Security-as-a-service model gains traction

With mid-market companies feeling an increasing need to devote time and resources to network security, the security-as-a-service model is gaining traction, according to new research released yesterday by 451 Research.

“The security challenge for mid-tier businesses is multi-dimensional,” Daniel Cummins, analyst at 451 Research, said in a statement. “For these businesses, everything seems to be increasing — attack frequency, compliance requirements, complexity, costs and the number of security products that need to be managed. Cloud-based security-as-a-service offers potentially significant advantages in terms of simplicity and access to security that may prove to be less complex and expensive than traditional approaches.”

451 Research’s Network Security Market Study was commissioned by Herndon, Va.-based security-as-a-service provider OPAQ Networks. The study was fielded in the first quarter of 2017 and surveyed 301 IT security professionals at U.S.-based businesses with 500 to 2,500 employees.

Eighty-two percent of study respondents said they spend 20 to 60 hours a week of in-house staff resources to procure, implement and manage security products. Nearly 75 percent of respondents said they dedicate three to five full-time employees to manage their security. The financial hit to these businesses averaged $178,000 annually just for network security, representing 39 percent of an organization’s total IT budget.

Security isn’t cheap

Respondents also indicated that they expect the financial burden of network security to continue to increase. 451 Research concluded network security spending will grow nearly twice as fast as overall IT security spending over the next five years. It projects a compound annual growth rate (CAGR) of 8.9 percent, from $2.4 billion in 2016 to $3.5 billion in 2021. Forty percent of the survey respondents projected their spending on network security would increase 10 to 20 percent in the next 12 months.

Nearly 40 percent of the survey respondents said their security workload is currently managed by part-time employees, contractors and Managed Security Service Providers (MSSPs).
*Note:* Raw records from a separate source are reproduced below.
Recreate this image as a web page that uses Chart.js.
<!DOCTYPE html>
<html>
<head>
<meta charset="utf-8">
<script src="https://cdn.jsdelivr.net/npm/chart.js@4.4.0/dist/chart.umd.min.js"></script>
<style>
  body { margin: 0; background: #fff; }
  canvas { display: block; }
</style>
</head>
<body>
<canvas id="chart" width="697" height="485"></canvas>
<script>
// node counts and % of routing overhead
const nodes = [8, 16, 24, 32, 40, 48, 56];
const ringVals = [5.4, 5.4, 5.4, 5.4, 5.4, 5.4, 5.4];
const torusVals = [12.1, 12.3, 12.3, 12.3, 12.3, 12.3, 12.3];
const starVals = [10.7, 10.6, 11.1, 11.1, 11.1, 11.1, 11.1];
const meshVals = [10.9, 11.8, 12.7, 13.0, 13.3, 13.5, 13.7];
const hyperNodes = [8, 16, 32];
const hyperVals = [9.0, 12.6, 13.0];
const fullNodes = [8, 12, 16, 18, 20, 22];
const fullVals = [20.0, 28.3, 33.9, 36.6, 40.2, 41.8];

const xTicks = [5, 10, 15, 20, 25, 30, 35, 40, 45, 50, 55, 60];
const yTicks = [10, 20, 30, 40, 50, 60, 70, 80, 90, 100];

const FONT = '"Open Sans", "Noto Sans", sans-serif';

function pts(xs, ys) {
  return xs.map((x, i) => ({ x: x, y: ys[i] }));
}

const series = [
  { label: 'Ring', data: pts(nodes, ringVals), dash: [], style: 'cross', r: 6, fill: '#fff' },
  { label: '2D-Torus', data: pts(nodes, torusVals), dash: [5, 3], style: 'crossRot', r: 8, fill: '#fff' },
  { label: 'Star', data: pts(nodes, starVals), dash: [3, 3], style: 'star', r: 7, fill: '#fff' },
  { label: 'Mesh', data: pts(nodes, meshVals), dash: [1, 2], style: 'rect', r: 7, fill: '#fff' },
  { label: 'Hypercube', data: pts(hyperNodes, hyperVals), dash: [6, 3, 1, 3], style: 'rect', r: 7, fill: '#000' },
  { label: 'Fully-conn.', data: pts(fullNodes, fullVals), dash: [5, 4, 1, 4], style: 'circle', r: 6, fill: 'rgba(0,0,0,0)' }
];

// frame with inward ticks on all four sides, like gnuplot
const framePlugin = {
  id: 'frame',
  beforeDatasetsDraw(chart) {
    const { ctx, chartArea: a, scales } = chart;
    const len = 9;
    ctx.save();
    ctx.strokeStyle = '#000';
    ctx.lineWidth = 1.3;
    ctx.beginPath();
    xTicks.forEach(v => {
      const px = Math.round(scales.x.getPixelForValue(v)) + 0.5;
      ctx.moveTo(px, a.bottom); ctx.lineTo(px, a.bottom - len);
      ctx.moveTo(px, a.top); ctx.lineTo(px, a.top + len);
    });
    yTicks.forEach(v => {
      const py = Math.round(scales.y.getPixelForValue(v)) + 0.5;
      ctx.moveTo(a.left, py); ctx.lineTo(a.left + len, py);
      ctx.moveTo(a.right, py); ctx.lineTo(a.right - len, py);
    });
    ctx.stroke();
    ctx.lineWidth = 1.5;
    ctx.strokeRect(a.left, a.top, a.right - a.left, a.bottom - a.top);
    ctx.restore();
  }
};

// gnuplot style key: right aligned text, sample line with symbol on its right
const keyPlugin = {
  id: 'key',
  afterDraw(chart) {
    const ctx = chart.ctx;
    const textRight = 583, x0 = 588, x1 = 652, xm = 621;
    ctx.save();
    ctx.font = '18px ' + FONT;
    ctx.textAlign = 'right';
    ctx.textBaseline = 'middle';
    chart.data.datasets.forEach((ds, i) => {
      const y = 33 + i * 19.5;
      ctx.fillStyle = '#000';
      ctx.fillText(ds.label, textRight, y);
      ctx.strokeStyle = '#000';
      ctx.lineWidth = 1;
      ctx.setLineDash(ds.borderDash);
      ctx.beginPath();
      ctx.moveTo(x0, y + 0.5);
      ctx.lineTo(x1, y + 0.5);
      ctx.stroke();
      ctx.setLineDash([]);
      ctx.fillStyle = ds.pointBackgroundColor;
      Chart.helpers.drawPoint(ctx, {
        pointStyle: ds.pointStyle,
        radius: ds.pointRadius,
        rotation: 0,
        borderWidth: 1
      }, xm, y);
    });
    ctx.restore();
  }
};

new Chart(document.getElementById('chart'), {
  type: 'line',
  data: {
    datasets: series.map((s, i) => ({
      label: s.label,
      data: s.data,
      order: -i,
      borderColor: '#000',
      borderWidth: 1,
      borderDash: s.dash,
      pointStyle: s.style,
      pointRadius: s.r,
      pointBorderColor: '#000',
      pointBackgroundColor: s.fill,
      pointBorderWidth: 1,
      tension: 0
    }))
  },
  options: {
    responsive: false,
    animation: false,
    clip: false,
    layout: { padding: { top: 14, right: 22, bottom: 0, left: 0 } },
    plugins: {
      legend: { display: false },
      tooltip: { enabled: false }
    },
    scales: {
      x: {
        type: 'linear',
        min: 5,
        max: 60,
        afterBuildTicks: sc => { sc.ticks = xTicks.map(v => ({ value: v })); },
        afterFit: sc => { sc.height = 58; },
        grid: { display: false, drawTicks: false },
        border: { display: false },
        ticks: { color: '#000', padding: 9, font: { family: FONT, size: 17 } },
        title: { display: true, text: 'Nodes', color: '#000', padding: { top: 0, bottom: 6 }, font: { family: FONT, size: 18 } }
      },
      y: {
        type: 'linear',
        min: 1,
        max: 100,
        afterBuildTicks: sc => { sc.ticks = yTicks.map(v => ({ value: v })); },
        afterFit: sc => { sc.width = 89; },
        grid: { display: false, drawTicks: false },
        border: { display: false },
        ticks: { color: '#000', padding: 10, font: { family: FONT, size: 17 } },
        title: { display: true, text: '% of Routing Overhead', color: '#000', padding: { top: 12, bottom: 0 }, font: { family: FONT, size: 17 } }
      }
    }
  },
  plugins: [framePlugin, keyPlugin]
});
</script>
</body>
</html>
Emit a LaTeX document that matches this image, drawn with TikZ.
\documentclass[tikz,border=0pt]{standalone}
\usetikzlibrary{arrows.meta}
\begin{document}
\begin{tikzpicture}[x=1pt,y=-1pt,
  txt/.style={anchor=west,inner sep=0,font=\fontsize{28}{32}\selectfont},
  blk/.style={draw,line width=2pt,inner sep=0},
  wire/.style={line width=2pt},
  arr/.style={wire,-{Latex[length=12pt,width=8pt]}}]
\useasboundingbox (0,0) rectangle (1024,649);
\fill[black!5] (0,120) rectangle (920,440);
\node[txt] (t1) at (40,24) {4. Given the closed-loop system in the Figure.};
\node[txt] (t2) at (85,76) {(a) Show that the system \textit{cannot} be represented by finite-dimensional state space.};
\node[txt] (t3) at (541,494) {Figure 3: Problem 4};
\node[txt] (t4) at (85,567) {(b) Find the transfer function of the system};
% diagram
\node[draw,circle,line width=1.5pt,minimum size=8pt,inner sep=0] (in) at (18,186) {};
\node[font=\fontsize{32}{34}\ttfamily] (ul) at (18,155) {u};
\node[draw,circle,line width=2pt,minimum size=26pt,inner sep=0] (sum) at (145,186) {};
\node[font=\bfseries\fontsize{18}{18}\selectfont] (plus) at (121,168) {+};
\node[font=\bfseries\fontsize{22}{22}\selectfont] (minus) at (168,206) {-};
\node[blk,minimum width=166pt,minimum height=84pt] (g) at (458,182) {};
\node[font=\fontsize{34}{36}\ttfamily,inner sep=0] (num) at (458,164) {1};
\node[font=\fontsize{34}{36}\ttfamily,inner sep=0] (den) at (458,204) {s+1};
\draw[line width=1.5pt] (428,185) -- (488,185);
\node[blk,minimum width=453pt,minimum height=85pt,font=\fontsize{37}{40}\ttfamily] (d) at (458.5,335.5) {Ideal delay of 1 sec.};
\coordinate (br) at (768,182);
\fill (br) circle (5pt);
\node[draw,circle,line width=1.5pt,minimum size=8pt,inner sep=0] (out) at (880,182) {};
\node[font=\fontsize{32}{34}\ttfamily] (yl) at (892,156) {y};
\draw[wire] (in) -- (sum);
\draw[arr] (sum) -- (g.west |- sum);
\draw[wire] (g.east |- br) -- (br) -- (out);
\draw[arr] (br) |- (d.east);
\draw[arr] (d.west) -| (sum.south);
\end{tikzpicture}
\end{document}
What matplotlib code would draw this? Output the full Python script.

But things seem to be swinging in favor of a security-as-a-service model: Seventy-two percent of survey respondents said they have a preference for security-as-a-service, compared with nine percent who preferred MSSP and 19 percent who preferred on-premise solutions for managing security.

“We thought there would be a preference for the ease and simplicity of security-as-a-service solutions, but we were genuinely surprised by both the degree and urgency of the market demand,” Ken Ammon, chief strategy and technology officer, OPAQ Networks, said in a statement Tuesday. “Eighty-seven percent of respondents said their timing for migrating to this type of network security delivery model was within a 12-month time frame. MSSPs are and will continue to play an important role in advising and supporting incident response, but this study reveals that MSSPs should look to leverage cloud-based solutions in order to deliver what the market is demanding.”

451 Research study also found the following:

  • Data loss prevention, network access control and encryption are the most sought-after cloud-based security capabilities, followed by threat management, application control, SSL decryption and URL filtering.
  • Threat management and branch office enablement and optimization were the top cloud-based security use cases cited by respondents, followed by multiprotocol label switching (MPLS) displacement, MSSP displacement, on-demand security and securing SaaS applications.
  • More than 60 percent of respondents cited legacy IT as the greatest barrier to improving visibility and control within their networks, followed by lack of budget (27 percent).